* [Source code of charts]
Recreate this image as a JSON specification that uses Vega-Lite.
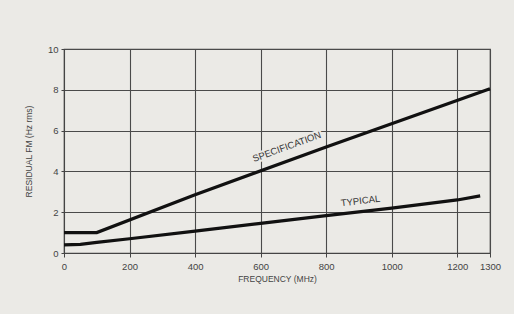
{
  "$schema": "https://vega.github.io/schema/vega-lite/v6.json",
  "autosize": {"type": "none"},
  "width": 426,
  "height": 204,
  "padding": {"left": 64, "top": 49, "right": 24, "bottom": 61},
  "background": "#ebeae6",
  "config": {
    "view": {"stroke": "#444", "strokeWidth": 1.2},
    "font": "Liberation Sans",
    "axis": {"labelColor": "#444", "titleColor": "#444", "labelFontSize": 9.5, "titleFontSize": 8.5, "titleFontWeight": "normal", "gridColor": "#4a4a4a", "gridOpacity": 1, "gridWidth": 1.1, "domainColor": "#444", "tickColor": "#444", "labelOverlap": false, "labelFlush": false, "labelBound": false}
  },
  "datasets": {
    "curves": [
      {"f": 0, "fm": 1.0, "curve": "SPECIFICATION"},
      {"f": 100, "fm": 1.0, "curve": "SPECIFICATION"},
      {"f": 400, "fm": 2.85, "curve": "SPECIFICATION"},
      {"f": 800, "fm": 5.2, "curve": "SPECIFICATION"},
      {"f": 1300, "fm": 8.05, "curve": "SPECIFICATION"},
      {"f": 0, "fm": 0.4, "curve": "TYPICAL"},
      {"f": 50, "fm": 0.42, "curve": "TYPICAL"},
      {"f": 100, "fm": 0.52, "curve": "TYPICAL"},
      {"f": 200, "fm": 0.7, "curve": "TYPICAL"},
      {"f": 400, "fm": 1.07, "curve": "TYPICAL"},
      {"f": 600, "fm": 1.45, "curve": "TYPICAL"},
      {"f": 800, "fm": 1.83, "curve": "TYPICAL"},
      {"f": 1000, "fm": 2.2, "curve": "TYPICAL"},
      {"f": 1200, "fm": 2.6, "curve": "TYPICAL"},
      {"f": 1270, "fm": 2.8, "curve": "TYPICAL"}
    ],
    "labels": [
      {"f": 680, "fm": 5.2, "text": "SPECIFICATION", "angle": -20},
      {"f": 905, "fm": 2.55, "text": "TYPICAL", "angle": -7}
    ]
  },
  "layer": [
    {
      "data": {"name": "curves"},
      "mark": {"type": "line", "color": "#111", "strokeWidth": 3.2},
      "encoding": {
        "x": {"field": "f", "type": "quantitative", "scale": {"domain": [0, 1300], "nice": false},
              "axis": {"values": [0, 200, 400, 600, 800, 1000, 1200, 1300], "format": "d", "title": "FREQUENCY (MHz)", "titlePadding": 4, "tickSize": 4, "labelPadding": 4, "domain": true}},
        "y": {"field": "fm", "type": "quantitative", "scale": {"domain": [0, 10], "nice": false},
              "axis": {"values": [0, 2, 4, 6, 8, 10], "format": "d", "title": "RESIDUAL FM (Hz rms)", "titlePadding": 14, "tickSize": 3, "labelPadding": 3}},
        "detail": {"field": "curve"}
      }
    },
    {
      "data": {"name": "labels"},
      "mark": {"type": "text", "fontSize": 9.5, "color": "#ebeae6", "stroke": "#ebeae6", "strokeWidth": 4},
      "encoding": {
        "x": {"field": "f", "type": "quantitative"},
        "y": {"field": "fm", "type": "quantitative"},
        "text": {"field": "text"},
        "angle": {"field": "angle", "type": "quantitative", "scale": null}
      }
    },
    {
      "data": {"name": "labels"},
      "mark": {"type": "text", "fontSize": 9.5, "color": "#333"},
      "encoding": {
        "x": {"field": "f", "type": "quantitative"},
        "y": {"field": "fm", "type": "quantitative"},
        "text": {"field": "text"},
        "angle": {"field": "angle", "type": "quantitative", "scale": null}
      }
    }
  ]
}
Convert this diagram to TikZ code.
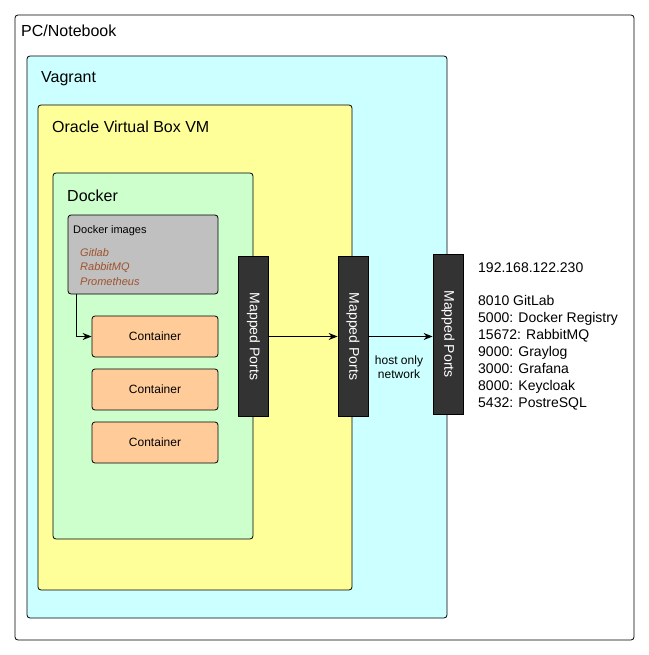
\documentclass[tikz,border=0pt]{standalone}
\usepackage{fontspec}
\setmainfont{Liberation Sans}
\usepackage{tikz}
\usetikzlibrary{arrows.meta, positioning}
\definecolor{vagrantcyan}{HTML}{CCFFFF}
\definecolor{vmyellow}{HTML}{FFFF99}
\definecolor{dockergreen}{HTML}{CCFFCC}
\definecolor{imagegray}{HTML}{C0C0C0}
\definecolor{containerorange}{HTML}{FFCC99}
\definecolor{portgray}{HTML}{333333}
\definecolor{imagebrown}{HTML}{A0522D}

\begin{document}
\begin{tikzpicture}[x=1pt, y=-1pt,
  frame/.style={draw, rounded corners=3pt, line width=0.8pt},
  title/.style={anchor=base west, inner sep=0pt, font=\fontsize{16}{19}\selectfont},
  label/.style={anchor=base west, inner sep=0pt, font=\fontsize{14}{17}\selectfont},
  small/.style={anchor=base west, inner sep=0pt, font=\fontsize{11}{13}\selectfont},
  imagename/.style={small, text=imagebrown, font=\fontsize{11}{13}\selectfont\itshape},
  ports/.style={draw, line width=0.8pt, fill=portgray, text=white, rotate=-90, minimum width=160pt, minimum height=30pt, inner sep=0pt, font=\fontsize{14}{17}\selectfont},
  container/.style={frame, fill=containerorange, minimum width=126pt, minimum height=41pt, inner sep=0pt, font=\fontsize{12}{14}\selectfont},
  arrow/.style={-{Stealth[length=9pt,width=7pt]}, line width=0.8pt}]
\useasboundingbox (0,0) rectangle (648,655);
\fill[white] (0,0) rectangle (648,655);
\draw[frame, fill=white] (15,15) rectangle (634,640);
\node[title] (pc) at (21,37) {PC/Notebook};
\draw[frame, fill=vagrantcyan] (27,56) rectangle (447,618);
\node[title] (vagrant) at (41,83) {Vagrant};
\draw[frame, fill=vmyellow] (38,105) rectangle (352,590);
\node[title] (vm) at (52,133) {Oracle Virtual Box VM};
\draw[frame, fill=dockergreen] (53,173) rectangle (253,539);
\node[title] (docker) at (67,201) {Docker};
\node[frame, fill=imagegray, minimum width=150pt, minimum height=79pt] (images) at (143,254.5) {};
\node[small] (imagestitle) at (73,233) {Docker images};
\node[imagename] (gitlab) at (80,256) {Gitlab};
\node[imagename] (rabbit) at (80,270.5) {RabbitMQ};
\node[imagename] (prom) at (80,285) {Prometheus};
\node[container] (cont1) at (155,336.5) {Container};
\node[container] (cont2) at (155,389.5) {Container};
\node[container] (cont3) at (155,442.5) {Container};
\draw[arrow] ([xshift=9pt]images.south west) |- (cont1.west);
\node[ports] (ports1) at (253.5,336.5) {Mapped Ports};
\node[ports] (ports2) at (353,336.5) {Mapped Ports};
\node[ports] (ports3) at (448,334) {Mapped Ports};
\draw[arrow] (ports1.north) -- (ports2.south);
\draw[arrow] (ports2.north) -- (ports2.north -| ports3.south);
\node[align=center, inner sep=0pt, font=\fontsize{12}{14.5}\selectfont] (hostonly) at (399,367) {host only\\network};
\node[label] (ip) at (478,272) {192.168.122.230};
\node[label] (gitlabport) at (478,305.5) {8010 GitLab};
\node[label] (registryport) at (478,322.5) {5000: Docker Registry};
\node[label] (rabbitport) at (478,339.5) {15672: RabbitMQ};
\node[label] (graylogport) at (478,356.5) {9000: Graylog};
\node[label] (grafanaport) at (478,373.5) {3000: Grafana};
\node[label] (keycloakport) at (478,390.5) {8000: Keycloak};
\node[label] (postgresport) at (478,407.5) {5432: PostreSQL};
\end{tikzpicture}
\end{document}
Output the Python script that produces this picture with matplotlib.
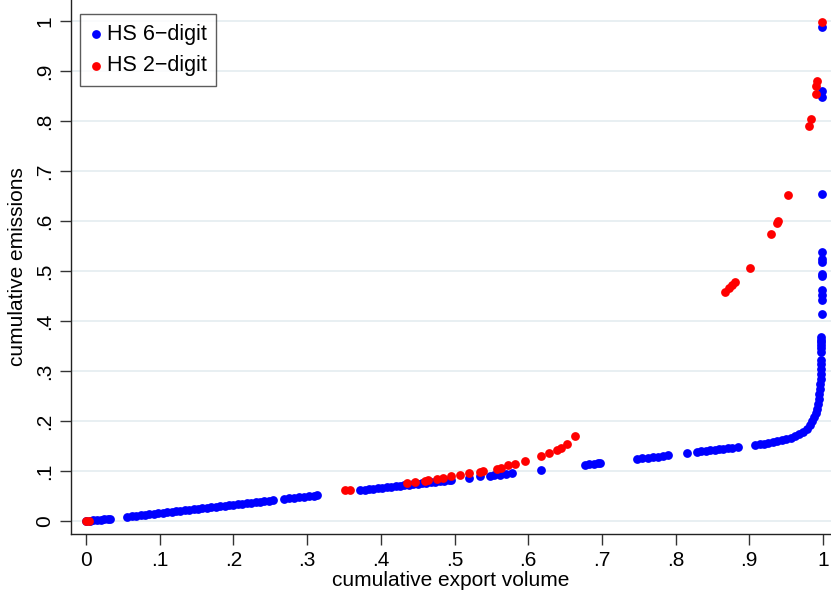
import matplotlib
matplotlib.use('Agg')
import matplotlib.pyplot as plt

plt.rcParams['font.family'] = ['Liberation Sans', 'DejaVu Sans']

# HS 6-digit (blue)
hs6_x = [0.000, 0.005, 0.010, 0.015, 0.020, 0.025, 0.030, 0.033,
         0.056, 0.062, 0.068, 0.074, 0.080, 0.086, 0.092, 0.098, 0.104, 0.110,
         0.116, 0.122, 0.128, 0.134, 0.140, 0.146, 0.152, 0.158, 0.164, 0.170,
         0.176, 0.182, 0.188, 0.194, 0.200, 0.206, 0.212, 0.218, 0.224, 0.230,
         0.236, 0.242, 0.248, 0.254,
         0.268, 0.275, 0.282, 0.289, 0.296, 0.303, 0.309, 0.313,
         0.372, 0.378, 0.384, 0.390, 0.396, 0.402, 0.408, 0.414, 0.420, 0.426,
         0.432, 0.438, 0.444, 0.450, 0.456, 0.462, 0.468, 0.474, 0.480, 0.486,
         0.492, 0.495,
         0.520, 0.535, 0.548, 0.554, 0.562, 0.570, 0.578, 0.617,
         0.677, 0.683, 0.689, 0.695, 0.698,
         0.748, 0.755, 0.762, 0.769, 0.776, 0.783, 0.790, 0.816,
         0.829, 0.835, 0.841, 0.847, 0.853, 0.859, 0.865, 0.871, 0.877, 0.885,
         0.908, 0.914, 0.920, 0.926, 0.932, 0.938, 0.944, 0.950, 0.956, 0.962,
         0.968, 0.973, 0.978, 0.982, 0.985, 0.988, 0.990, 0.992, 0.993, 0.994,
         0.995, 0.996, 0.996, 0.997, 0.997, 0.997, 0.998, 0.998,
         0.998, 0.998, 0.998, 0.998, 0.998, 0.998, 0.999, 0.999, 0.999, 0.999,
         0.999, 0.999, 0.999, 0.999, 0.999, 0.999, 0.999, 0.999, 0.999]
hs6_y = [0.000, 0.001, 0.002, 0.002, 0.003, 0.004, 0.004, 0.005,
         0.009, 0.010, 0.011, 0.012, 0.013, 0.014, 0.015, 0.016, 0.017, 0.018,
         0.019, 0.020, 0.021, 0.022, 0.023, 0.024, 0.025, 0.026, 0.027, 0.028,
         0.029, 0.030, 0.031, 0.032, 0.033, 0.034, 0.035, 0.036, 0.037, 0.038,
         0.039, 0.040, 0.041, 0.043,
         0.045, 0.046, 0.047, 0.048, 0.049, 0.050, 0.051, 0.052,
         0.062, 0.063, 0.064, 0.065, 0.066, 0.067, 0.068, 0.069, 0.070, 0.071,
         0.072, 0.073, 0.074, 0.075, 0.076, 0.077, 0.078, 0.079, 0.080, 0.081,
         0.082, 0.083,
         0.087, 0.090, 0.091, 0.092, 0.093, 0.095, 0.097, 0.103,
         0.113, 0.114, 0.115, 0.116, 0.117,
         0.125, 0.126, 0.127, 0.128, 0.129, 0.131, 0.132, 0.137,
         0.139, 0.140, 0.141, 0.142, 0.143, 0.144, 0.145, 0.146, 0.147, 0.149,
         0.152, 0.154, 0.155, 0.157, 0.158, 0.160, 0.162, 0.164, 0.167, 0.170,
         0.174, 0.178, 0.184, 0.192, 0.200, 0.208, 0.216, 0.225, 0.234, 0.244,
         0.254, 0.264, 0.274, 0.284, 0.294, 0.304, 0.314, 0.322,
         0.339, 0.346, 0.352, 0.358, 0.362, 0.369, 0.415, 0.442, 0.452, 0.462,
         0.490, 0.495, 0.519, 0.525, 0.539, 0.655, 0.848, 0.861, 0.989]

# HS 2-digit (red)
hs2_x = [0.000, 0.004, 0.352, 0.358, 0.435, 0.446, 0.460, 0.464, 0.476, 0.484,
         0.495, 0.507, 0.520, 0.535, 0.539, 0.557, 0.563, 0.573, 0.582, 0.596,
         0.618, 0.628, 0.639, 0.645, 0.653, 0.664,
         0.867, 0.872, 0.877, 0.881, 0.901, 0.929, 0.938, 0.939, 0.953,
         0.981, 0.984, 0.990, 0.991, 0.992, 0.999]
hs2_y = [0.000, 0.000, 0.062, 0.062, 0.077, 0.079, 0.081, 0.082, 0.085, 0.087,
         0.090, 0.093, 0.097, 0.099, 0.101, 0.105, 0.107, 0.112, 0.115, 0.121,
         0.131, 0.137, 0.142, 0.147, 0.154, 0.170,
         0.459, 0.466, 0.473, 0.478, 0.507, 0.575, 0.597, 0.600, 0.653,
         0.790, 0.805, 0.854, 0.870, 0.880, 0.999]

ticks = [0, 0.1, 0.2, 0.3, 0.4, 0.5, 0.6, 0.7, 0.8, 0.9, 1]
tick_labels = ['0', '.1', '.2', '.3', '.4', '.5', '.6', '.7', '.8', '.9', '1']

fig = plt.figure(figsize=(8.31, 5.96), dpi=100)
ax = fig.add_axes([71 / 831, 62 / 596, 1 - 71 / 831, 1 - 62 / 596])

ax.scatter(hs6_x, hs6_y, s=40, color='#0000ff', linewidths=0, label='HS 6\u2212digit', zorder=3)
ax.scatter(hs2_x, hs2_y, s=40, color='#ff0000', linewidths=0, label='HS 2\u2212digit', zorder=4)

ax.set_xlim(-0.0204, 1.0109)
ax.set_ylim(-0.026, 1.042)
ax.set_xticks(ticks)
ax.set_xticklabels(tick_labels)
ax.set_yticks(ticks)
ax.set_yticklabels(tick_labels, rotation=90, va='center')

ax.grid(axis='y', color='#e6eef1', lw=1.3, zorder=0)
ax.set_axisbelow(True)
for side in ['top', 'right']:
    ax.spines[side].set_visible(False)
for side in ['left', 'bottom']:
    ax.spines[side].set_color('#222222')
    ax.spines[side].set_linewidth(1.0)

ax.tick_params(direction='out', length=8, width=1, color='#333333', labelsize=15, pad=4)
ax.set_xlabel('cumulative export volume', fontsize=15, labelpad=1)
ax.set_ylabel('cumulative emissions', fontsize=15, labelpad=6)

leg = ax.legend(loc='upper left', bbox_to_anchor=(9 / 760, 1 - 14 / 534), fontsize=15.5,
                frameon=True, fancybox=False, handletextpad=0.2, borderpad=0.45,
                labelspacing=0.5, handlelength=0.6, scatterpoints=1, borderaxespad=0)
leg.get_frame().set_edgecolor('#333333')
leg.get_frame().set_linewidth(1.0)

plt.savefig('out.png', dpi=100)
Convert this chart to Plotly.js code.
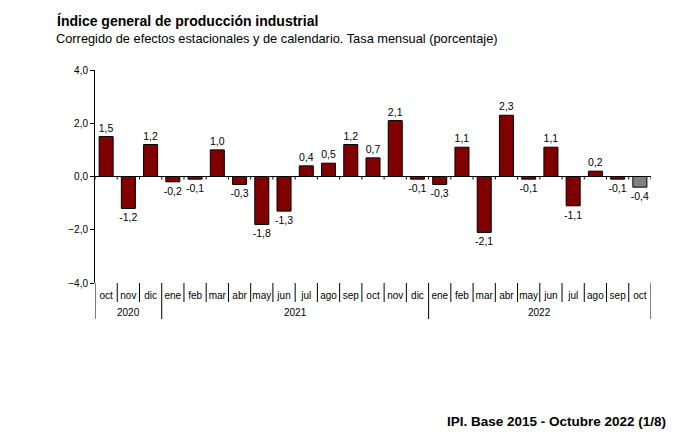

* [EXERCISE PROMPT]
From the listing above, repeat only the lines between the line containing "Output the Python" and the line containing "plt.rcParams['font.family'] = ['Liberation", those two included. Pictures are not part of the copy.

* [SOLUTION TO THIS EXERCISE]
Output the Python script that produces this picture with matplotlib.
import matplotlib
matplotlib.use('Agg')
import matplotlib.pyplot as plt

plt.rcParams['font.family'] = ['Liberation Sans', 'DejaVu Sans']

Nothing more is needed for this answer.